S'entendre avec les Anglais n'est pas un problème : ils ne demandent évidemment que ça : qu'on les laisse écraser les "insurgents".
C'est davantage un problème de politique intérieure : l'aventure de Lafayette a eu un retentissement considérable dans l'opinion publique, il a été reçu et fêté à Versailles, et chacun prend fait et cause pour cette nation américaine qui veut se débarrasser de la tutelle des Anglais, notre ennemi héréditaire.
Il y a beau temps que Vergennes - ancien du service secret de Louis XV - leur fait envoyer clandestinement des armes par l'entremise d'une société montée par Beaumarchais - et l'équipée de Lafayette n'aurait pas eu lieu sans un coup de pouce de sa part, lui qui surveille son petit monde de près. (Lire : Le secret du roi, de Gilles Perrault, tome 3 : "la revanche américaine".)
Bref, du dernier des gazetiers jusqu'aux ministres, tout pousse en ce sens. Sans parler du roi lui-même, qui entrevoit un succès militaire contre l'Angleterre, et le prestige associé, après les décullotées du règne de Louis XV.

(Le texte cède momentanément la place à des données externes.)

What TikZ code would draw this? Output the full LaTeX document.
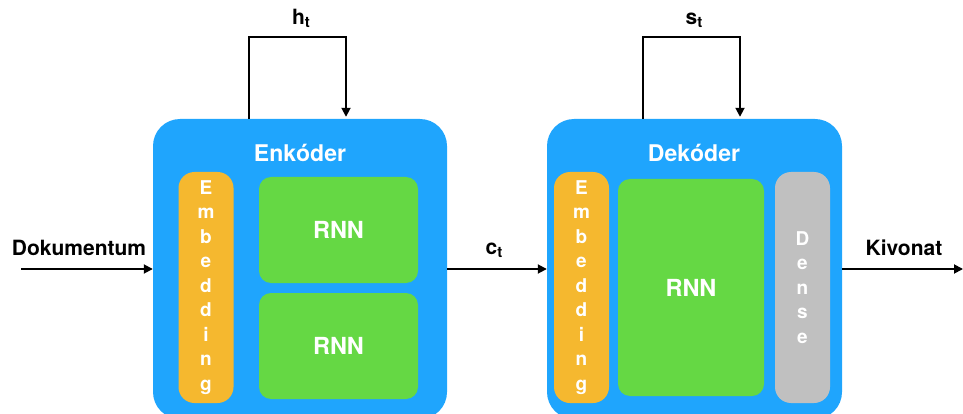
\documentclass[tikz,border=0pt]{standalone}
\usepackage{fontspec}
\setmainfont{TeX Gyre Heros}
\usetikzlibrary{arrows.meta,calc}
\definecolor{cblue}{HTML}{1FA5FD}
\definecolor{corange}{HTML}{F5B82F}
\definecolor{cgreen}{HTML}{65D844}
\definecolor{cgray}{HTML}{C0C0C0}
\newcommand{\sbt}{\raisebox{-0.25ex}{\fontsize{15}{15}\selectfont t}}
\begin{document}
\begin{tikzpicture}[x=1pt,y=-1pt,
  outerbox/.style={fill=cblue,rounded corners=27pt,inner sep=0pt},
  embbox/.style={fill=corange,rounded corners=16pt,inner sep=0pt,minimum width=55pt,minimum height=231pt,
     text=white,align=center,font=\bfseries\fontsize{19}{24.5}\selectfont},
  densebox/.style={embbox,fill=cgray},
  rnnbox/.style={fill=cgreen,rounded corners=12pt,inner sep=0pt,text=white,font=\bfseries\fontsize{23.5}{23.5}\selectfont},
  title/.style={text=white,font=\bfseries\fontsize{23}{23}\selectfont},
  lbl/.style={text=black,font=\bfseries\fontsize{21}{21}\selectfont},
  arr/.style={line width=1.8pt,-{Triangle[length=9pt,width=9pt]}},
  loop/.style={line width=1.8pt,-{Triangle[length=9pt,width=9pt]},shorten >=2pt}]
\useasboundingbox (0,0) rectangle (963,414);
% encoder
\node[outerbox,minimum width=294pt,minimum height=300pt] (enc) at (300,269) {};
\node[title] (enct) at (300,153) {Enkóder};
\node[embbox] (emb1) at (206,287.5) {E\\m\\b\\e\\d\\d\\i\\n\\g};
\node[rnnbox,minimum width=159pt,minimum height=106pt] (rnn1) at (338.5,230) {RNN};
\node[rnnbox,minimum width=159pt,minimum height=106pt] (rnn2) at (338.5,346) {RNN};
% decoder
\node[outerbox,minimum width=295pt,minimum height=300pt] (dec) at (694.5,269) {};
\node[title] (dect) at (694,153) {Dekóder};
\node[embbox] (emb2) at (581.5,287.5) {E\\m\\b\\e\\d\\d\\i\\n\\g};
\node[rnnbox,minimum width=146pt,minimum height=217pt] (rnn3) at (691,287.5) {RNN};
\node[densebox] (dense) at (802.5,287.5) {D\\e\\n\\s\\e};
% labels
\node[lbl] (ht) at (301,18) {h\sbt};
\node[lbl] (st) at (694,20) {s\sbt};
\node[lbl] (ct) at (494,250) {c\sbt};
\node[lbl] (doc) at (79,248) {Dokumentum};
\node[lbl] (kiv) at (904,248) {Kivonat};
\coordinate (in) at (21,269);
\coordinate (out) at (963,269);
% connectors
\draw[arr] (in) -- (enc.west);
\draw[arr] (enc.east) -- (dec.west);
\draw[arr] (dec.east) -- (out);
\draw[loop] ([xshift=-51pt]enc.north) -- ++(0,-82) -| ([xshift=46pt]enc.north);
\draw[loop] ([xshift=-51.5pt]dec.north) -- ++(0,-82) -| ([xshift=45.5pt]dec.north);
\end{tikzpicture}
\end{document}
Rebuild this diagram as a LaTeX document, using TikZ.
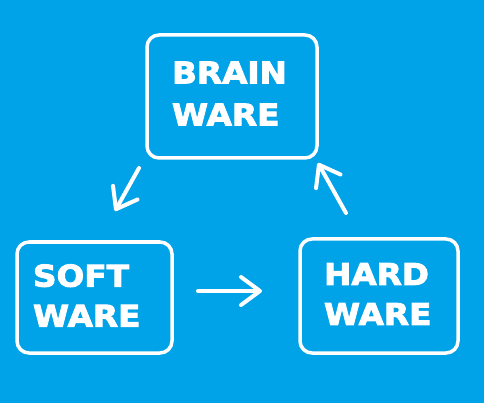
\documentclass[tikz,border=0pt]{standalone}
\usepackage{fontspec}
\usepackage{xcolor}
\usepackage{tikz}
\usetikzlibrary{arrows.meta, positioning}
\newfontfamily\warefont{DejaVu Sans Bold}[FakeStretch=1.09, FakeBold=3]
\definecolor{paintblue}{RGB}{0,162,232}
\newcommand{\lift}[1]{\rule[-#1]{0pt}{0pt}}

\begin{document}
\begin{tikzpicture}[x=1pt,y=-1pt]
		\tikzset{
			box/.style={rectangle, draw=white, line width=3.5pt, rounded corners=12pt,
			align=left, text=white, inner ysep=0pt,
			font={\warefont\fontsize{30}{40}\selectfont}},
			flow/.style={draw=white, line width=4pt, line cap=round,
			-{Straight Barb[length=19pt, width=28pt, round]}},
		}
		\fill[paintblue] (0,0) rectangle (484,403);

		\node[box, text width=120pt, inner xsep=25pt, minimum height=123pt](brain) at (232,96.5){BRAIN\\[2pt]WARE\lift{6pt}};
		\node[box, text width=123pt, inner xsep=16pt, minimum height=111pt](soft) at (94.5,297.5){SOFT\\WARE\lift{4pt}};
		\node[box, text width=110pt, inner xsep=24pt, minimum height=114pt](hard) at (379,296){HARD\\WARE\lift{4pt}};

		\coordinate(b1) at (139,168);
		\coordinate(s1) at (115,211);
		\coordinate(s2) at (198,291);
		\coordinate(h1) at (262,291);
		\coordinate(h2) at (346,213);
		\coordinate(b2) at (318,163);

		\draw[flow](b1) -- (s1);
		\draw[flow](s2) -- (h1);
		\draw[flow](h2) -- (b2);

	\end{tikzpicture}
\end{document}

Politiquement - aller soutenir la création d'une république, quand on est monarque absolu et de droit divin...
- et financièrement c'est un suicide. Rien n'empêche Louis XVI de mettre en avant les raisons financières, le risque d'un nouveau traité de Paris, et son autorité royale pour éviter l'aventure.
Ou alors, il aurait pu utiliser la guerre comme prétexte à une réforme fiscale de grande ampleur, ce qui aurait été finement joué. (Vous voulez la guerre ? Très bien, mais il va falloir la financer...) Un an de budget ce n'est rien par rapport à ce que peut produire un impôt universel dans la France de l'époque.
L'intervention française nous met également dans une position d'allié des Etats-Unis, ou d'amitié, et on n'aura pas à s'en plaindre au moment de la Grande Guerre, et en d'autres occasions, pendant les guerres de l'Empire, notamment.